**Given exercise**
Read the entries below and pull out each line with the string "seaborn".

=== Records shown ===

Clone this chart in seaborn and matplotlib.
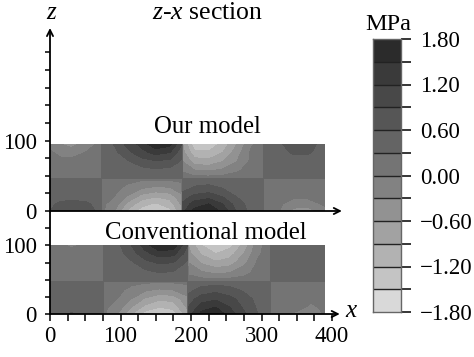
"""
Stress in the z-x section, our model against the conventional model,
drawn as two banded contour maps that share a 12 band grey scale.
"""

import numpy as np
import matplotlib
matplotlib.use("Agg")
import matplotlib.pyplot as plt
import seaborn as sns

from matplotlib.colors import ListedColormap


FIG_W = 474
FIG_H = 357

# band limits and greys, from -1.80 MPa (light) up to 1.80 MPa (dark)
BAND_LIMITS = [-1.8, -1.5, -1.2, -0.9, -0.6, -0.3, 0.0, 0.3, 0.6, 0.9, 1.2, 1.5, 1.8]
BAND_GREYS = ["#d9d9d9", "#c4c4c4", "#b2b2b2", "#a2a2a2", "#929292", "#828282",
              "#747474", "#646464", "#565656", "#484848", "#3a3a3a", "#2b2b2b"]
SCALE_LABELS = ["1.80", "", "1.20", "", "0.60", "", "0.00", "", "\u22120.60", "",
                "\u22121.20", "", "\u22121.80"]

X_TICK_LABELS = ["0", "", "", "", "100", "", "", "", "200", "", "", "", "300", "", "", "", "400"]

# our model, rows run from the top of the section downwards
OUR_X = [0, 15, 30, 50, 73, 74, 90, 110, 130, 150, 170, 187, 188,
         205, 225, 245, 265, 285, 302, 303, 325, 345, 365, 390]
OUR_Z = [95, 83, 70, 58, 46, 45, 32, 20, 10, 0]
OUR_STRESS = [
    [-0.1, -0.3, -0.4, -0.2, 0.1, 0.45, 0.6, 1.0, 1.3, 1.75, 1.6, 0.9, -0.6, -1.45, -1.45, -1.1, -0.6, -0.05, 0.15, 0.45, 0.55, 0.75, 0.75, 0.45],
    [0.05, -0.1, -0.15, 0.0, 0.1, 0.45, 0.5, 0.8, 1.1, 1.3, 1.2, 0.7, -0.5, -1.1, -1.15, -0.9, -0.45, 0.05, 0.15, 0.45, 0.45, 0.65, 0.65, 0.45],
    [0.1, 0.1, 0.1, 0.1, 0.1, 0.45, 0.45, 0.55, 0.75, 0.85, 0.8, 0.55, -0.3, -0.75, -0.8, -0.6, -0.3, 0.05, 0.15, 0.45, 0.45, 0.45, 0.45, 0.45],
    [0.1, 0.1, 0.1, 0.1, 0.1, 0.45, 0.45, 0.45, 0.5, 0.55, 0.5, 0.45, -0.05, -0.3, -0.35, -0.25, -0.05, 0.12, 0.15, 0.45, 0.45, 0.45, 0.45, 0.45],
    [0.1, 0.1, 0.1, 0.1, 0.1, 0.45, 0.45, 0.45, 0.45, 0.45, 0.45, 0.45, 0.15, 0.15, 0.15, 0.15, 0.15, 0.15, 0.15, 0.45, 0.45, 0.45, 0.45, 0.45],
    [0.5, 0.5, 0.5, 0.5, 0.5, 0.05, 0.05, 0.05, 0.05, 0.05, 0.05, 0.05, 0.45, 0.45, 0.45, 0.45, 0.45, 0.45, 0.45, 0.05, 0.05, 0.05, 0.05, 0.05],
    [0.5, 0.5, 0.5, 0.5, 0.5, 0.05, 0.05, -0.05, -0.3, -0.4, -0.35, -0.1, 0.5, 0.65, 0.7, 0.6, 0.5, 0.45, 0.45, 0.05, 0.05, 0.05, 0.05, 0.05],
    [0.5, 0.5, 0.5, 0.5, 0.5, 0.05, 0.0, -0.35, -0.75, -0.9, -0.8, -0.4, 0.75, 1.0, 1.1, 0.9, 0.6, 0.45, 0.45, 0.05, 0.05, 0.05, 0.05, 0.05],
    [0.55, 0.65, 0.7, 0.65, 0.5, 0.05, -0.1, -0.7, -1.1, -1.25, -1.05, -0.55, 0.95, 1.35, 1.5, 1.2, 0.75, 0.47, 0.45, 0.05, 0.05, -0.15, -0.15, 0.05],
    [0.6, 0.75, 0.85, 0.75, 0.5, 0.05, -0.25, -0.95, -1.35, -1.6, -1.3, -0.7, 1.1, 1.6, 1.8, 1.4, 0.85, 0.5, 0.45, 0.05, 0.0, -0.4, -0.5, -0.1],
]

# conventional model, same layout
CONV_X = [0, 15, 30, 50, 75, 76, 95, 115, 135, 155, 175, 195, 196,
          215, 235, 255, 275, 295, 312, 313, 335, 355, 370, 390]
CONV_Z = [100, 88, 75, 60, 48, 47, 35, 22, 10, 0]
CONV_STRESS = [
    [0.1, 0.05, -0.05, 0.05, 0.1, 0.4, 0.5, 0.9, 1.35, 1.8, 1.7, 0.9, -0.6, -1.2, -1.5, -1.3, -0.8, -0.1, 0.15, 0.45, 0.45, 0.5, 0.55, 0.45],
    [0.1, 0.1, 0.1, 0.1, 0.1, 0.4, 0.45, 0.75, 1.1, 1.35, 1.3, 0.75, -0.5, -0.95, -1.2, -1.05, -0.6, -0.05, 0.15, 0.45, 0.45, 0.45, 0.45, 0.45],
    [0.1, 0.1, 0.1, 0.1, 0.1, 0.4, 0.4, 0.55, 0.8, 0.95, 0.9, 0.55, -0.3, -0.65, -0.85, -0.75, -0.4, 0.05, 0.15, 0.45, 0.45, 0.45, 0.45, 0.45],
    [0.1, 0.1, 0.1, 0.1, 0.1, 0.4, 0.4, 0.4, 0.5, 0.6, 0.55, 0.4, -0.05, -0.25, -0.35, -0.3, -0.1, 0.1, 0.15, 0.45, 0.45, 0.45, 0.45, 0.45],
    [0.1, 0.1, 0.1, 0.1, 0.1, 0.4, 0.4, 0.4, 0.4, 0.4, 0.4, 0.4, 0.15, 0.15, 0.15, 0.15, 0.15, 0.15, 0.15, 0.45, 0.45, 0.45, 0.45, 0.45],
    [0.4, 0.4, 0.4, 0.4, 0.4, 0.05, 0.05, 0.05, 0.05, 0.05, 0.05, 0.05, 0.45, 0.45, 0.45, 0.45, 0.45, 0.45, 0.45, 0.05, 0.05, 0.05, 0.05, 0.05],
    [0.4, 0.4, 0.4, 0.4, 0.4, 0.05, 0.05, -0.05, -0.25, -0.35, -0.3, -0.1, 0.5, 0.7, 0.8, 0.7, 0.55, 0.47, 0.45, 0.05, 0.05, 0.05, 0.05, 0.05],
    [0.4, 0.4, 0.4, 0.4, 0.4, 0.05, 0.0, -0.3, -0.65, -0.85, -0.8, -0.4, 0.75, 1.05, 1.15, 1.0, 0.75, 0.5, 0.45, 0.05, 0.05, 0.05, 0.05, 0.05],
    [0.4, 0.4, 0.45, 0.4, 0.4, 0.05, -0.1, -0.6, -1.0, -1.2, -1.1, -0.55, 0.9, 1.35, 1.5, 1.2, 0.85, 0.55, 0.45, 0.05, 0.05, 0.05, -0.05, 0.05],
    [0.4, 0.45, 0.65, 0.45, 0.4, 0.05, -0.3, -0.9, -1.35, -1.6, -1.4, -0.7, 1.05, 1.6, 1.75, 1.35, 0.95, 0.6, 0.45, 0.05, 0.05, -0.1, -0.3, 0.05],
]


def pixel_axes(fig, left, top, right, bottom):
    return fig.add_axes([left / FIG_W, 1 - bottom / FIG_H,
                         (right - left) / FIG_W, (bottom - top) / FIG_H])


def pixel_text(fig, x, y, label, **kwargs):
    fig.text(x / FIG_W, 1 - y / FIG_H, label, ha="center", va="center", color="black", **kwargs)


def draw_section(ax, xs, zs, stress):
    ax.contourf(xs, zs, np.array(stress), levels=BAND_LIMITS, colors=BAND_GREYS)
    ax.set_xlim(0, 400)
    ax.patch.set_alpha(0)
    for side in ["top", "right", "bottom"]:
        ax.spines[side].set_visible(False)
    ax.spines["left"].set_linewidth(1.3)
    ax.spines["left"].set_color("black")


def draw_arrow(ax, start, end):
    ax.annotate("", xy=end, xytext=start, annotation_clip=False,
                arrowprops=dict(arrowstyle="->", color="black", lw=1.3,
                                shrinkA=0, shrinkB=0, mutation_scale=11))


sns.set_theme(style="ticks")
plt.rcParams["font.family"] = ["Liberation Serif", "DejaVu Serif"]
plt.rcParams["mathtext.fontset"] = "custom"
plt.rcParams["mathtext.it"] = "Liberation Serif:italic"
plt.rcParams["mathtext.rm"] = "Liberation Serif"

TICK_STYLE = dict(color="black", width=1.1, labelsize=16.5, labelcolor="black")

fig = plt.figure(figsize=(FIG_W / 100, FIG_H / 100), dpi=100)

ax_low = pixel_axes(fig, 50, 211, 332, 314)
ax_up = pixel_axes(fig, 50, 28, 332, 211)

draw_section(ax_low, CONV_X, CONV_Z, CONV_STRESS)
draw_section(ax_up, OUR_X, OUR_Z, OUR_STRESS)

ax_low.set_ylim(0, 150)
ax_up.set_ylim(0, 259.6)

ax_low.set_xticks(np.arange(0, 401, 25))
ax_low.set_xticklabels(X_TICK_LABELS)
ax_low.set_yticks(np.arange(0, 126, 25))
ax_low.set_yticklabels(["0", "", "", "", "100", ""])
ax_low.tick_params(axis="x", direction="out", length=5, pad=3.5, **TICK_STYLE)
ax_low.tick_params(axis="y", direction="out", length=3.6, pad=6, **TICK_STYLE)

ax_up.set_xticks([])
ax_up.set_yticks(np.arange(0, 226, 25))
ax_up.set_yticklabels(["0", "", "", "", "100", "", "", "", "", ""])
ax_up.tick_params(axis="y", direction="out", length=3.6, pad=6, **TICK_STYLE)

ax_up.spines["left"].set_visible(False)
draw_arrow(ax_up, (0, -1), (0, 259.6))
draw_arrow(ax_up, (0, 0), (414, 0))
draw_arrow(ax_low, (0, 0), (411, 0))

# grey scale on the right, darkest band on top
ax_scale = pixel_axes(fig, 373, 39, 401, 312)
band_mids = [[(low + high) / 2] for low, high in zip(BAND_LIMITS[:-1], BAND_LIMITS[1:])][::-1]
sns.heatmap(band_mids, ax=ax_scale, cmap=ListedColormap(BAND_GREYS), vmin=-1.8, vmax=1.8,
            cbar=False, xticklabels=False, linewidths=0)
ax_scale.hlines(range(1, 12), 0, 1, color="#222222", lw=1.0)
ax_scale.yaxis.tick_right()
ax_scale.set_yticks(range(13))
ax_scale.set_yticklabels(SCALE_LABELS, rotation=0, ha="left")
ax_scale.tick_params(axis="y", direction="out", length=7, pad=6.5, **TICK_STYLE)
for spine in ax_scale.spines.values():
    spine.set_visible(True)
    spine.set_color("#666666")
    spine.set_linewidth(1.0)

pixel_text(fig, 52, 13, "$z$", fontsize=18)
pixel_text(fig, 208, 13, "$z$-$x$ section", fontsize=18.5)
pixel_text(fig, 207, 127, "Our model", fontsize=17.8)
pixel_text(fig, 206, 233, "Conventional model", fontsize=17.8)
pixel_text(fig, 352, 311, "$x$", fontsize=18)
pixel_text(fig, 388, 24, "MPa", fontsize=17.5)

fig.savefig("out.png", dpi=100)
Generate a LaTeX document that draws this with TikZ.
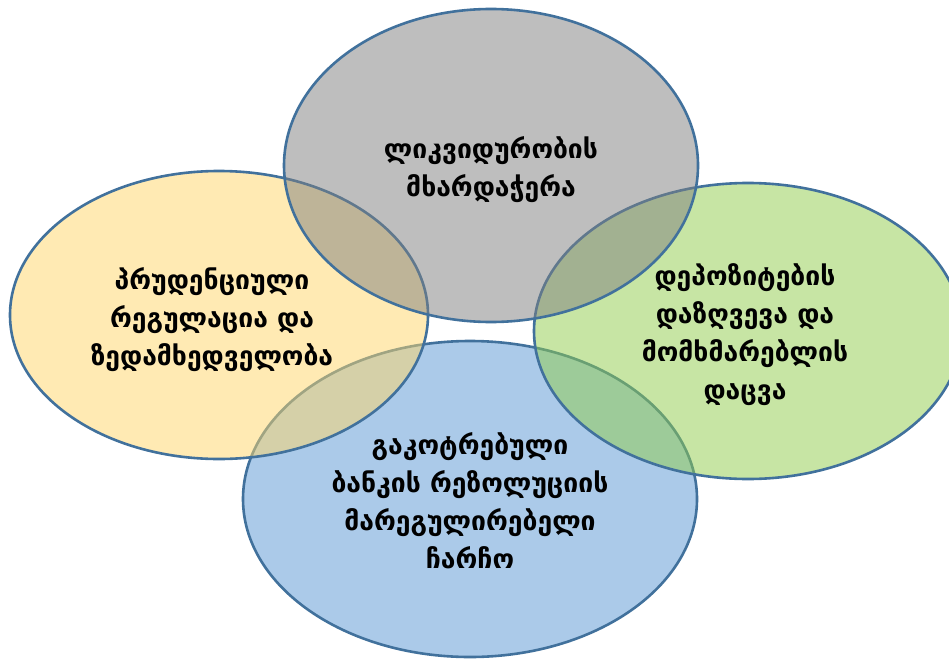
\documentclass[tikz,border=0pt]{standalone}
\usepackage{fontspec}
\newfontfamily\geo{DejaVu Sans}
\definecolor{edge}{RGB}{65,113,156}
\definecolor{cgray}{RGB}{127,127,127}
\definecolor{cyellow}{RGB}{255,215,105}
\definecolor{cgreen}{RGB}{145,205,75}
\definecolor{cblue}{RGB}{89,151,213}
\tikzset{
  venn/.style={draw=edge, line width=2.6pt, fill opacity=0.5},
  lbl/.style={font=\geo\bfseries\fontsize{26.5}{38}\selectfont, align=center, text opacity=1}
}
\begin{document}
\begin{tikzpicture}[x=1pt,y=-1pt]
\useasboundingbox (0,0) rectangle (949,658);
\clip (0,0) rectangle (949,658);
\fill[white] (0,0) rectangle (949,658);
\draw[venn, fill=cblue] (470,499) ellipse [x radius=227, y radius=158];
\draw[venn, fill=cgreen] (748,331) ellipse [x radius=214, y radius=148];
\draw[venn, fill=cyellow] (219,315) ellipse [x radius=209, y radius=144];
\draw[venn, fill=cgray] (491,165.5) ellipse [x radius=207, y radius=156.5];
\node[lbl] (top) at (491,170) {ლიკვიდურობის\\მხარდაჭერა};
\node[lbl] (left) at (212,320) {პრუდენციული\\რეგულაცია და\\ზედამხედველობა};
\node[lbl] (right) at (745,335) {დეპოზიტების\\დაზღვევა და\\მომხმარებლის\\დაცვა};
\node[lbl] (bottom) at (470,501) {გაკოტრებული\\ბანკის რეზოლუციის\\მარეგულირებელი\\ჩარჩო};
\end{tikzpicture}
\end{document}
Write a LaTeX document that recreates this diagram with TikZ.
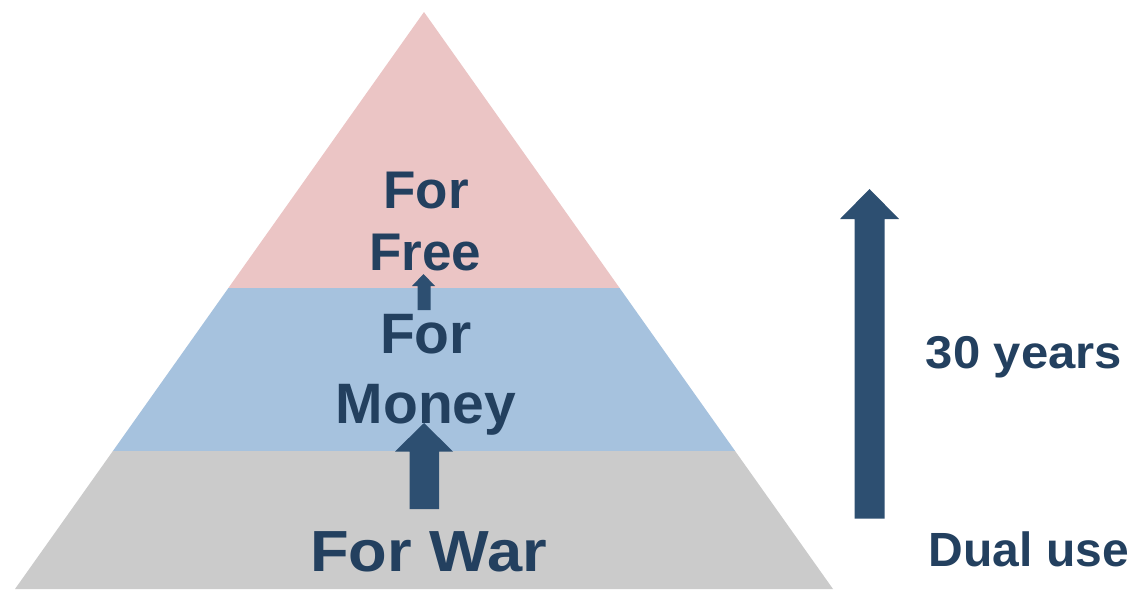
\documentclass[tikz,border=0pt]{standalone}
\usepackage{fontspec}
\setmainfont{Liberation Sans}
\definecolor{pinkband}{HTML}{EBC5C5}
\definecolor{blueband}{HTML}{A6C2DE}
\definecolor{grayband}{HTML}{CBCBCB}
\definecolor{txt}{HTML}{23405F}
\definecolor{arr}{HTML}{2D4F71}
\begin{document}
\begin{tikzpicture}[x=1pt,y=-1pt,
  lbl/.style={text=txt,font=\bfseries,inner sep=0pt,anchor=base},
  blockarrow/.style={fill=arr,draw=none}]
\useasboundingbox (0,0) rectangle (1139,589);
% bands
\fill[pinkband] (424,12) -- (619.6,288) -- (228.4,288) -- cycle;
\fill[blueband] (228.4,288) -- (619.6,288) -- (735.1,451) -- (112.9,451) -- cycle;
\fill[grayband] (112.9,451) -- (735.1,451) -- (833,589) -- (15,589) -- cycle;
% arrows
\fill[blockarrow] (423.5,274) -- (435,286) -- (430.5,286) -- (430.5,310) -- (417.5,310) -- (417.5,286) -- (412,286) -- cycle;
\fill[blockarrow] (424,423) -- (453,451.5) -- (439,451.5) -- (439,509) -- (409.5,509) -- (409.5,451.5) -- (395,451.5) -- cycle;
\fill[blockarrow] (869.5,189) -- (899,219) -- (884.5,219) -- (884.5,518.5) -- (854.5,518.5) -- (854.5,219) -- (840,219) -- cycle;
% labels
\node[lbl,font=\bfseries\fontsize{53}{53}\selectfont] (for1) at (426,208) {For};
\node[lbl,font=\bfseries\fontsize{53}{53}\selectfont] (free) at (425.5,270) {Free};
\node[lbl,font=\bfseries\fontsize{57}{57}\selectfont] (for2) at (426,353.5) {For};
\node[lbl,font=\bfseries\fontsize{57}{57}\selectfont] (money) at (426,423) {Money};
\node[lbl,font=\bfseries\fontsize{58}{58}\selectfont,xscale=1.09] (war) at (428.5,571.5) {For War};
\node[lbl,font=\bfseries\fontsize{46}{46}\selectfont,xscale=1.065] (years) at (1024,368) {30 years};
\node[lbl,font=\bfseries\fontsize{48}{48}\selectfont] (dual) at (1029,566.5) {Dual use};
\end{tikzpicture}
\end{document}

===

**Result**
Clone this chart in seaborn and matplotlib.
import seaborn as sns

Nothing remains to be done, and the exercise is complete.